I think everyone would love to have a routing protocol that dynamically adapts to the network state but the processing overhead for the routers in your network would be a nightmare.
Thank you for this post.
AFAIK the formula when considered only BW and delay should be:
Metric= [ (10^7/ Minimum BW) + (sum of delay/10) ] * 256
Excellent explanation on the metric values used by EIGRP to determine “best” path (route) to take when trying to reach another non-local network. I always was curious how 'best" path was determine by EIGRP when deciding which way to send the packet when multiple paths exists, excellent. Of course this has no real bearing on “stub” networks I take.
Thanks again for your concise explanations on Networking w/ Cisco
You are welcome. If you want to take a closer look at this then I can recommend to boot up some routers and look at the EIGRP topology table. Spend some time looking at the successor and feasible successor routers and check why it installed certain things in the routing table.
sorry i figured it out, myself, smaller metric is better, its all for influencing, i understand that now, thanks
EIGRP Metric = 256*[(K1 x BW) + ((K2 x BW)/(256-Load)) + (K3 x Delay) x ((K5/(Reliability + K4))]
Known as EIGRP “Distance” on the exam.
What is the effect of MTU (K5) value to the total metrics ? I mean the metric will be better if the MTU value was high or vice versa ?
I notice that you said “the MTU is being exchanged between EIGRP neighbors but not used for the metric calculation” so what is the benefit from this exchanging since it is not used for metric calculation ?

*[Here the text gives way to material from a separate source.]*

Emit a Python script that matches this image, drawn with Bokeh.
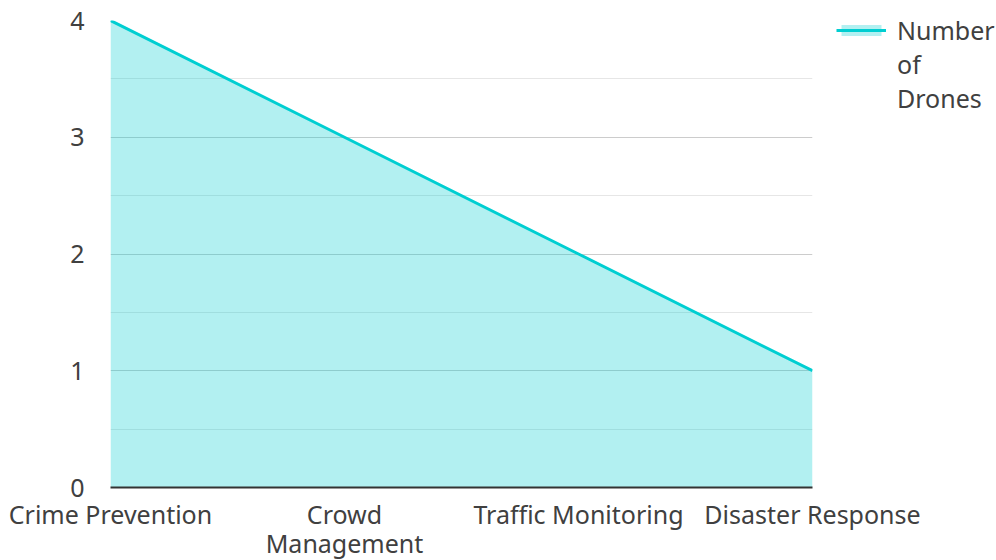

I understood that if the delay was in ten of microsecond we only sum the delays of the links and if the delay was in microsecond we need to divide the sum on 10 and put the value to formula, and about BW I do not understand why we multiply by 10^7 when I read in Wiki I understand the we do that to make the formula weighted and make measuring units harmonized but I do not understand how ? I mean why 10^7 ? from where this number come ?
Is there a formula to calculate the the AD ( Advertised Distance ) ?
What is the threshold value of FD ( the metric value ) that indicates to infinity ?
EIGRP uses a 32 bit metric so the value used for infinity is 4294967295, the highest value you can create.
The MTU doesn’t influence the metric, it’s not used in the metric calculation.
Apparently when you have two equal cost paths and EIGRP has to select one of them, it will use the path with the highest MTU. The low MTU path will not be used.
Good question, I tried to look it up but I couldn’t find anything why they picked 10^7…can’t find any explanation.
The advertised distance that a router advertises to a neighbor is the feasible distance that it has stored for a route, it’s the same calculation.
Here you see the result of changing the bandwidth on the interface. Something to remember is that EIGRP will use the highest bandwidth in the path from A to B (since this is the bottleneck).Is this right?. A think that EIGRP use the lowest bandwitch.
That is correct, I just fixed it. Thanks for reporting!
I’m about 2 years too late but I’d like to take a crack at this for future reference. The reason 10^7 is used is because 10^7=10,000,000 kbps which is the same things as 10Gbps. When this formula was developed into what it is today, 10gbps was insanely, insanely fast and was decided to be used as the number utilized to calculate the weight of the minimum bandwidth number in the EIGRP formula.
The reason that we are adding weight to each number in EIGRP is easy to understand. EIGRP is a complex formula with different sets of numbers that have varying levels of relevance. We decide how much weight, or relevance, the minimum bandwidth has by taking 10^7 (dividend) and dividing it by the minimum bandwidth (divisor), the resulting number (quotient) multiplied by 256 [Read: 2^8 ‘binary octet max value’] is your weighted bandwidth.
“The multiplication of 256 is done so EIGRP is compatible with IGRP (the predecessor of EIGRP).”